Penne with Pumpkin Cream Sauce (ours is with rotini) is quick because it has only a few ingredients and minimal chopping and it makes a lot so there are plenty of leftovers. I highly recommend trying it.

Honey Cashew Chicken with Rice

We were able to cook dinner again tonight and we tried a recipe that I took out of Cooking Light last year.

Honey Cashew Chicken with Rice was really easy for us to make together and the results were amazing for a weeknight stir fry. We used brown rice instead of white and asparagus instead of broccoli but otherwise followed the recipe.

Honey Cashew Chicken with Rice

What makes this dish is the sauce which is a combination of rice vinegar, honey, soy sauce and Sriracha. It’s got a bit of heat to it but mixed with the sweetness it’s subtle and delicious.

Mike suggested we make this regularly because it was just that fabulous.

Chicken Breasts with Raspberry-Balsamic Sauce

It’s been a few weeks since I’ve last blogged. Admittedly, it’s been a few weeks since we actually cooked a dinner that required a recipe. April has been full of travel, running and other fun evening plans.

Tonight we had plenty of time to cook dinner although this recipe really doesn’t take much time at all. I got it from my mom and she found it in Good Housekeeping. Chicken Breasts with Raspberry-Balsamic Sauce is healthy, quick and full of flavor.

We followed the recipe exactly except for substituting half an onion for the shallots. We served it with couscous and roasted asparagus.

Orzo Pasta Salad

Last night we went to our friend Lisa and Andrew’s house so I brought my favorite pasta salad.  This is the first time I’ve made this salad this year and I love the way the kitchen smells while I’m putting it together.

I started making this loosely based on an orzo pasta salad my friend Celeste told me she makes.

Ingredients:

  • cooked orzo
  • chopped up asparagus (I throw it in the pasta water a few minutes before the orzo is done to cook it)
  • halved grape tomatoes
  • feta (I used reduced fat)
  • one lemon zest and juice
  • shredded or ribbons of basil
  • olive oil

I just mix all the ingredients together after the orzo has cooled and refrigerate until it’s served.

If it’s not lemony enough, you can add the juice of another lemon. This salad tastes like spring and summer. It’s refreshing, flagrant and wonderful. It can be a side or it’s own meal.

We cooked on a Friday

We typically do not cook dinner on Fridays.  A lot of times we are out with friends and get something, eat leftovers, or order pizza.  So when we do cook on a Friday, it feels so weird and special.

We sort of screwed up Wednesday’s dinner plan by forgetting to defrost the pork tenderloin so we decided to make it tonight. We made Pork Tenderloin with Apricot Mustard with Creamy Goat Cheese Pasta with Roasted Asparagus as a side.

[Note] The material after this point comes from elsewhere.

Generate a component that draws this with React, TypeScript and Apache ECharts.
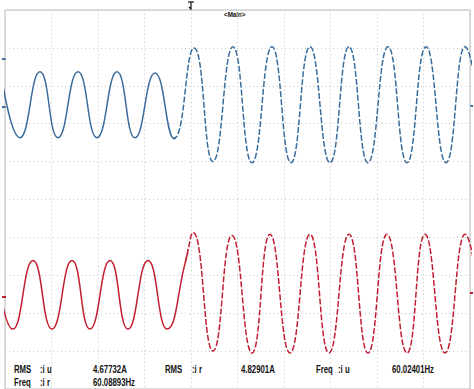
import React, { useEffect, useRef } from "react";
import * as echarts from "echarts";

// Time axis in ms (20 ms / division), vertical axis in divisions (0 = bottom, 10 = top)
const X_MIN = 0;
const X_MAX = 200;
const X_DIV = 20;
const Y_MIN = 0;
const Y_MAX = 10;

// Channel i_u (blue): peaks and troughs
const blueTimes = [-1.8, 6.45, 15.05, 22.8, 31.4, 39.57, 48.17, 55.91, 64.52, 72.69, 81.29, 89.46, 98.06, 106.24, 114.84, 123.01, 131.18, 139.78, 147.96, 156.13, 164.73, 172.9, 181.08, 189.68, 197.85, 206.02];
const blueValues = [8.37, 6.63, 8.37, 6.63, 8.37, 6.63, 8.37, 6.63, 8.34, 6.61, 9.0, 6.0, 9.03, 5.97, 9.03, 5.97, 9.03, 5.97, 9.03, 5.97, 9.03, 5.97, 9.03, 5.97, 9.03, 5.97];

// Channel i_r (red)
const redTimes = [-4.3, 3.44, 12.04, 20.22, 28.82, 36.56, 45.16, 52.9, 61.51, 69.68, 77.85, 80.86, 89.46, 97.63, 106.24, 113.98, 122.58, 131.18, 139.35, 147.96, 156.13, 164.3, 172.9, 180.65, 189.25, 197.85, 206.02];
const redValues = [3.39, 1.58, 3.39, 1.58, 3.39, 1.58, 3.39, 1.58, 3.39, 1.58, 3.42, 4.13, 1.0, 4.05, 0.95, 4.08, 0.95, 4.08, 0.95, 4.08, 0.95, 4.08, 0.95, 4.08, 0.95, 4.08, 0.95];

// Times where the traces change from the small-amplitude to the large-amplitude state
const BLUE_SWITCH = 72.7;
const RED_SWITCH = 77.9;

// Measurement readout
const row1Labels = ["RMS", ":i u", "4.67732A", "RMS", ":i r", "4.82901A", "Freq", ":i u", "60.02401Hz"];
const row2Labels = ["Freq", ":i r", "60.08893Hz"];

const BLUE = "#3b6d9c";
const RED = "#c21e30";

export default function App() {
  const ref = useRef<HTMLDivElement>(null);

  useEffect(() => {
    if (!ref.current) return;
    const chart = echarts.init(ref.current, null, { renderer: "svg" });

    const gLeft = 5;
    const gTop = 10;
    const gWidth = 465;
    const gHeight = 380;
    const pxPerMs = gWidth / (X_MAX - X_MIN);

    const bSplit = (BLUE_SWITCH - X_MIN) * pxPerMs;
    const rSplit = (RED_SWITCH - X_MIN) * pxPerMs;

    const grids = [
      { left: gLeft, top: gTop, width: gWidth, height: gHeight, show: true, borderColor: "#b8b8b8", borderWidth: 1, backgroundColor: "#fff" },
      { left: gLeft, top: gTop, width: bSplit, height: gHeight },
      { left: gLeft + bSplit, top: gTop, width: gWidth - bSplit, height: gHeight },
      { left: gLeft, top: gTop, width: rSplit, height: gHeight },
      { left: gLeft + rSplit, top: gTop, width: gWidth - rSplit, height: gHeight },
    ];
    const xRanges = [
      [X_MIN, X_MAX],
      [X_MIN, BLUE_SWITCH],
      [BLUE_SWITCH, X_MAX],
      [X_MIN, RED_SWITCH],
      [RED_SWITCH, X_MAX],
    ];

    const hidden = { axisLine: { show: false }, axisTick: { show: false }, axisLabel: { show: false } };
    const dotted = { show: true, lineStyle: { color: "#c8c8c8", type: [1, 3], width: 1 } };

    const xAxes = xRanges.map((r, i) => ({
      type: "value",
      gridIndex: i,
      min: r[0],
      max: r[1],
      ...(i === 0 ? { interval: X_DIV } : {}),
      ...hidden,
      splitLine: i === 0 ? dotted : { show: false },
    }));
    const yAxes = xRanges.map((_, i) => ({
      type: "value",
      gridIndex: i,
      min: Y_MIN,
      max: Y_MAX,
      ...(i === 0 ? { interval: 1 } : {}),
      ...hidden,
      splitLine: i === 0 ? dotted : { show: false },
    }));

    const blueData = blueTimes.map((t, i) => [t, blueValues[i]]);
    const redData = redTimes.map((t, i) => [t, redValues[i]]);

    const mk = (data: number[][], idx: number, color: string, dashed: boolean) => ({
      type: "line",
      xAxisIndex: idx,
      yAxisIndex: idx,
      data,
      smooth: 0.5,
      symbol: "none",
      clip: true,
      silent: true,
      lineStyle: { color, width: 1.5, type: dashed ? [6, 2] : "solid" },
    });

    const label = (x: number, y: number, text: string, size = 10) => ({
      type: "text",
      x,
      y,
      scaleX: 0.78,
      style: {
        text,
        fill: "#111",
        fontSize: size,
        fontWeight: "bold",
        fontFamily: "'Liberation Sans', Arial, sans-serif",
        verticalAlign: "middle",
        align: "left",
      },
    });

    const row1X = [14, 40, 93, 165, 192, 241, 316, 338, 392];
    const row2X = [14, 40, 93];

    const graphic: any[] = [
      ...row1Labels.map((t, i) => label(row1X[i], 370, t)),
      ...row2Labels.map((t, i) => label(row2X[i], 383, t)),
      label(224, 15, "<Main>", 8),
      { type: "polyline", shape: { points: [[188, 2], [194, 2]] }, style: { stroke: "#111", lineWidth: 1.2 } },
      { type: "polyline", shape: { points: [[191, 2], [191, 9], [189, 7]] }, style: { stroke: "#111", lineWidth: 1.2, fill: "none" } },
      { type: "rect", shape: { x: 2, y: 58, width: 4, height: 2 }, style: { fill: BLUE } },
      { type: "rect", shape: { x: 2, y: 106, width: 4, height: 2 }, style: { fill: BLUE } },
      { type: "rect", shape: { x: 2, y: 296, width: 4, height: 2 }, style: { fill: RED } },
      { type: "rect", shape: { x: 470, y: 105, width: 3, height: 2 }, style: { fill: BLUE } },
      { type: "rect", shape: { x: 470, y: 292, width: 3, height: 2 }, style: { fill: RED } },
    ];

    chart.setOption({
      animation: false,
      backgroundColor: "#fff",
      grid: grids,
      xAxis: xAxes,
      yAxis: yAxes,
      series: [
        mk(blueData, 1, BLUE, false),
        mk(blueData, 2, BLUE, true),
        mk(redData, 3, RED, false),
        mk(redData, 4, RED, true),
      ],
      graphic,
    });

    return () => chart.dispose();
  }, []);

  return <div ref={ref} style={{ position: "fixed", left: 0, top: 0, width: 474, height: 389 }} />;
}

My plateI don’t really love pork. But this recipe is perfect.  It gets a crispy sweet glaze on the outside that is perfect. We’ve found that going heavier on the apricot preserves and lighter on the mustard makes it the perfect amount of sweetness.  Also, we don’t roast the apricots or leave the glaze for dipping. We just put more on the tenderloin when we flip it halfway through the broiling time.

The pasta (we didn’t have cavatappi but farfalle worked just fine) alone could be dinner but this way we have plenty of leftovers, especially since Sunday night is my knitting night with friends and a quick dinner works out well.